Even if your eloquence flows like a river, it is of no avail. Though you can expound the whole of Buddhist literature, it is of no use. If you solve this problem, you will give life to the way that has been dead until this moment and destroy the way that has been alive up to now. Otherwise you must wait for Maitreya Buddha and ask him.
It’s just a war of Whig on Whig, says John. A family squabble. Not so fast, says Bob McManus, spitting out some numbers from the latest naked attempt to shift the tax burden off the rich onto the rest of us. Yes, yes, I know, says John. (“I realize it is really a quite serious matter than the right-wingers have gone around the bend and apparently aren’t coming back,” he says. “Am I saying we can all just get along if we all just cut the nonsense and admit we are a nation of pragmatic liberals and Hartz was right?”) But without a sense of historical perspective, of moral perspective, you can’t leap into battle with a sunny heart. —But how can you laugh at a secret note in your permanent record? asks Roz, and maybe she’s grinning as she asks, but it’s a grim little grin (and the Happy Tutor, after all, is looking over a cold chain of law already forged that could easily lead from Horowitz’ frozen limit of silly to a long, long stint in jail). And maybe we can all laugh grimly at the fact that Roz actually is dealing with Tory against Socialist, not Whig against Whig, ha ha! But why, asks Lance Mannion, why did Ring Lardner have to spend a year in jail for a wisecrack?
First, they win. Then we attack them. Then we laugh at them. Then we ignore them…
Kyogen is truly a fool
Spreading that ego-killing poison
That closes his pupils’ mouths
And lets their tears stream from their dead eyes.
And there I go myself. See? We can’t go forward if we’re always fighting the war of us and them—but we can’t fight at all if there is no them. And we are in a fight, by God.
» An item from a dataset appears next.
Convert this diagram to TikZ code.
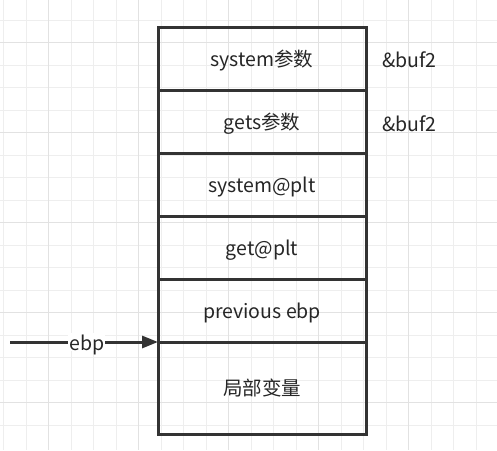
\documentclass[tikz,border=0pt]{standalone}
\usepackage{fontspec}
\setmainfont{Noto Sans CJK SC}
\usetikzlibrary{arrows.meta}
\definecolor{ink}{HTML}{333333}
\definecolor{txt}{HTML}{262626}
\definecolor{gridminor}{HTML}{EEEEEE}
\definecolor{gridmajor}{HTML}{E2E2E2}
\begin{document}
\begin{tikzpicture}[x=1pt,y=-1pt,
  lbl/.style={font=\fontsize{19.5}{21}\selectfont,text=txt},
  cell/.style={draw=ink,line width=3pt,minimum width=208pt,minimum height=#1,
    anchor=north west,outer sep=0pt,inner sep=0pt,lbl,text height=15.5pt,text depth=0pt},
  side/.style={anchor=west,inner sep=0pt,lbl},
  ptr/.style={draw=ink,line width=3pt,-{Triangle[length=16pt,width=12pt]}}]
\useasboundingbox (0,0) rectangle (497,450);
\fill[white] (0,0) rectangle (497,450);
% grid
\foreach \i in {0,...,21} {
  \pgfmathsetmacro{\gx}{3.8+22.5*\i}
  \draw[gridminor,line width=1pt] (\gx,0) -- (\gx,450);
}
\foreach \i in {0,...,19} {
  \pgfmathsetmacro{\gy}{-2.3+22.5*\i}
  \draw[gridminor,line width=1pt] (0,\gy) -- (497,\gy);
}
\foreach \i in {0,...,5} {
  \pgfmathsetmacro{\gx}{48.8+90*\i}
  \draw[gridmajor,line width=1pt] (\gx,0) -- (\gx,450);
}
\foreach \i in {0,...,4} {
  \pgfmathsetmacro{\gy}{42.7+90*\i}
  \draw[gridmajor,line width=1pt] (0,\gy) -- (497,\gy);
}
% stack
\node[cell=63pt] (r1) at (158,27) {system参数};
\node[cell=63pt] (r2) at (r1.south west) {gets参数};
\node[cell=63pt] (r3) at (r2.south west) {system@plt};
\node[cell=63pt] (r4) at (r3.south west) {get@plt};
\node[cell=63pt] (r5) at (r4.south west) {previous ebp};
\node[cell=92pt] (r6) at (r5.south west) {局部变量};
% side labels
\node[side] (b1) at (382,60) {\&buf2};
\node[side] (b2) at (382,124) {\&buf2};
% ebp pointer
\coordinate (src) at (10,342);
\draw[ptr] (src) -- node[pos=0.52,fill=white,inner xsep=1pt,inner ysep=0pt,lbl,text height=17pt,text depth=1pt] (elbl) {ebp} (r6.north west);
\end{tikzpicture}
\end{document}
They’re curtailing basic personal liberties, they’re destroying opportunities, they’re wrecking the commonwealth, they’re deliberately making life worse for the rest of us and we’ve got to stop them, goddammit, before they drive us all to a crisis point and betray everything America stands for—
( And Adam Kotsko says, “There has to be some way to react to people wanting the wrong thing other than to just say, ‘Well, I guess we’d better give them what they want.’” And I say, Jesus Christ that’s a dangerous fucking statement. And I say, hell yes. There must. Bring it on.)
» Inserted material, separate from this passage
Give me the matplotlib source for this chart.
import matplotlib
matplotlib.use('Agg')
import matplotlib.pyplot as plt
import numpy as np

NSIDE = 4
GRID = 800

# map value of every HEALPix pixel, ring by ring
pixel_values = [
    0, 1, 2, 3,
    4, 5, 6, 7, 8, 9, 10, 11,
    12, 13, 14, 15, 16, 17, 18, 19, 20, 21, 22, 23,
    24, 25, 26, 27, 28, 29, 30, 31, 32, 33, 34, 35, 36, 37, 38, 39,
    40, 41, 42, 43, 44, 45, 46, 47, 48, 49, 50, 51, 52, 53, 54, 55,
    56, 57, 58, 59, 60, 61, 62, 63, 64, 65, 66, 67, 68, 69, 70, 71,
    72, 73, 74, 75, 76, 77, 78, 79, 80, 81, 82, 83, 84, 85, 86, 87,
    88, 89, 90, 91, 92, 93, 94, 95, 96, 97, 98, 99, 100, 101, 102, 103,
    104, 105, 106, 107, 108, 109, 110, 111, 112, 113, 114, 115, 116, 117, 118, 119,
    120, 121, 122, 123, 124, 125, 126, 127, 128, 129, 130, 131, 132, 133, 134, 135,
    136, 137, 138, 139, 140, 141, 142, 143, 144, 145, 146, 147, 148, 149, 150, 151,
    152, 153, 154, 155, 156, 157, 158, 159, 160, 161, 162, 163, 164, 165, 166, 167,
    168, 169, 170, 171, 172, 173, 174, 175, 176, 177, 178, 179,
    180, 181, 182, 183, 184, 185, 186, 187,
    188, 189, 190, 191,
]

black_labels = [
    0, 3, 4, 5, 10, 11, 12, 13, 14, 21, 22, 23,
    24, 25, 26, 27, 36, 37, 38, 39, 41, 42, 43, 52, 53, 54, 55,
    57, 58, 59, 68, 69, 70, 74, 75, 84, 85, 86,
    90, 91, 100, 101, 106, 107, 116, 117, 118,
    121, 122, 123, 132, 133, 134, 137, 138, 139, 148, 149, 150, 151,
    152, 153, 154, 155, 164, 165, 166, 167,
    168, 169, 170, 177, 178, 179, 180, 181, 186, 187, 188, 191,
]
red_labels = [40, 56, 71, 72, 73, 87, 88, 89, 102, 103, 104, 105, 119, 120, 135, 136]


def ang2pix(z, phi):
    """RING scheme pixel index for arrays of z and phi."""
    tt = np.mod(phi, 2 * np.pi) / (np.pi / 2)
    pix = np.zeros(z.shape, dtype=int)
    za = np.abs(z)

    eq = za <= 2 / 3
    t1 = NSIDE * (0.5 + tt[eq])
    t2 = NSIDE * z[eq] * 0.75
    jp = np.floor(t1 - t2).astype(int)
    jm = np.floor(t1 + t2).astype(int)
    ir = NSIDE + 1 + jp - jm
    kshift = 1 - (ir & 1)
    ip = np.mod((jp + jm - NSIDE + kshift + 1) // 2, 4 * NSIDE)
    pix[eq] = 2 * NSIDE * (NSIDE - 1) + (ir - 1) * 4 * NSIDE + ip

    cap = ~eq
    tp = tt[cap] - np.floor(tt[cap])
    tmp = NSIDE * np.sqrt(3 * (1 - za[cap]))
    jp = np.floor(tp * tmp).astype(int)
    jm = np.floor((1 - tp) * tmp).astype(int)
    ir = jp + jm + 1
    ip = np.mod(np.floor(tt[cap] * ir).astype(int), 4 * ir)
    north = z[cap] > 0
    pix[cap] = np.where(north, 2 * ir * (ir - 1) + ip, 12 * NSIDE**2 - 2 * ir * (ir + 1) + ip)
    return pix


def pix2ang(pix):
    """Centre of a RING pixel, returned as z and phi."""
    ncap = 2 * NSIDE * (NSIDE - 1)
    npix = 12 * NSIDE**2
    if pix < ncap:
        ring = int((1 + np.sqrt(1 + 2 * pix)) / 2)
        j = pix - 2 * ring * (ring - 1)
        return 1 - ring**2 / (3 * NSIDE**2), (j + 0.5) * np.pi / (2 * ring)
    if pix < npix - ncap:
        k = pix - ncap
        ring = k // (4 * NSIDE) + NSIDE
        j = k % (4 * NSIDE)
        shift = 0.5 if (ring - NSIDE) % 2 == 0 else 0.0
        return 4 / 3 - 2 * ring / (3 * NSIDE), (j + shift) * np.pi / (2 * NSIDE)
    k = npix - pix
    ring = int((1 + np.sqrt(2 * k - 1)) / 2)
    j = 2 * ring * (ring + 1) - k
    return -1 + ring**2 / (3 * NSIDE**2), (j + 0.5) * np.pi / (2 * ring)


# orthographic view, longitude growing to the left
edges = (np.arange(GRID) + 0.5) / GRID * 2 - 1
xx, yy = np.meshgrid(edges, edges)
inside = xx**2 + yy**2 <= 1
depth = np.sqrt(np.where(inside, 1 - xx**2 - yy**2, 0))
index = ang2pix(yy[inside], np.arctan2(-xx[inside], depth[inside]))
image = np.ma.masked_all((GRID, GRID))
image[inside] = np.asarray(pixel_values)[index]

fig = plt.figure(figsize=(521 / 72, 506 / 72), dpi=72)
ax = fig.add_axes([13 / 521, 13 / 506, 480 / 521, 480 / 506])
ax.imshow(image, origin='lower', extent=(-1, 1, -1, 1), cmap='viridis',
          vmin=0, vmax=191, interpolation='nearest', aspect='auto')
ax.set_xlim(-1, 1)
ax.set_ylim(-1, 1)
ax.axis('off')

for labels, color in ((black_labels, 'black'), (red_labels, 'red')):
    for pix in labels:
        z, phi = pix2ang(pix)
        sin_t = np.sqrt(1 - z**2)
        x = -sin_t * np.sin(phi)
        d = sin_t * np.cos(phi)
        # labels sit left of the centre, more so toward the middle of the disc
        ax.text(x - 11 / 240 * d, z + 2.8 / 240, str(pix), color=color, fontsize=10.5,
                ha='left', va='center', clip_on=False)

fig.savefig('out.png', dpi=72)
I don’t want to yell at the voices in my head. I don’t want to fill a barrel with puppetuses of the right and take potshots. What I want—what we all want, with our earnest tribunals and dialectical traps and sunny hearts—is to knock some scales from eyes. And it’s not that they have to agree with us—if we did not see things differently, we would not be different people, after all. And anyway sometimes it’s our own eyes we’re trying to clear. But on this one point here, or that one, there, if they could just see that they are wrong—
How do we knock the scales from someone else’s eyes?
The upper part [of the kanji for koan] means “to place” or “to be peaceful.” The lower part means wood or tree. The original meaning of this kanji is a desk. A desk is a place where we think, read, and write. This “an” also means a paper or document on the desk.
There is another kanji used in koan. In the case of this kanji, the left side part means “hand.” The literal meaning of this kanji is to press, or to push with a hand or a finger. For example, in Japanese, massage is “an-ma.” So this “an” is to press to give massage for healing. This kanji also means “to make investigation” to put things in order when things are out of order.
“And the student was enlightened.” —But you have to have a student first, see? It’s rare, it’s vanishingly rare for a koan to reach out and strike some random bystander or passerby, someone who isn’t already looking for enlightenment. Sen no Rikyu foils an assassination with a point of etiquette, and while enlightenment doesn’t really pierce a veil in this one, there’s still maybe a lesson we could learn. Gudo, the emperor’s teacher, enlightened a gambler and a drunkard by being decent to him, and speaking plainly, and there’s definitely a lesson there, too, though I wonder about what happened to the drunkard’s wife and mother-in-law and kids. —But still: for the most part it’s students and monks, monks and students, people already engaged in the dialectic, shall we say, who realize there are eyes, and scales to be knocked from them, who are actively seeking the best way to do just that.
—To get back for a moment to those numbers Bob McManus cited, and what they mean, for us, and them: I know why we end up with aggressively regressive tax policies like this, and the politicians who push them; I know what we have to do to stop it from ever happening again. I’ve known for a couple of years, now. All it takes is a piece of paper and a pen. You ready? Write this down:
- A majority of us think that only somewhere between 1 and 5 million Americans live in poverty in the US.
- The actual number of Americans living at or below the poverty level is 33 million.
- 47% of us think the poverty level is $35,000 a year for a family of four.
- The actual poverty level for a family of four is $18,104 a year.
And it doesn’t matter if you do it earnestly, or with a sunny heart in the face of obstinate opposition. It doesn’t matter if you lard your dialectical koans with honeypots for the unwary puppetuses of the left or the right. What matters is that you go out and you find one of that majority, one of that 47%, and you sit down with them, and any way you have to, you show them that they have crucially misapprehended the situation. You show them the facts of the matter. Use whatever frame you can find. Whatever works. And then up and on to the next.
That’s it. That’s all there is to it. And if their ignorance is less blind than willful? If they have different remedies in mind than maybe what I think is best, or you? That doesn’t so much matter. (There are always more scales to fall from eyes. Even yours; especially mine.) We can’t begin to hash out those differences until we’ve reached some basic agreement as to where we all are and what we’re all facing, but once we do—
I have every reason to believe that all our other battles can just as easily be won.
Pupil: Why did the Bodhidharma come from India to China?
Master: I have no idea. Why do people always ask me that?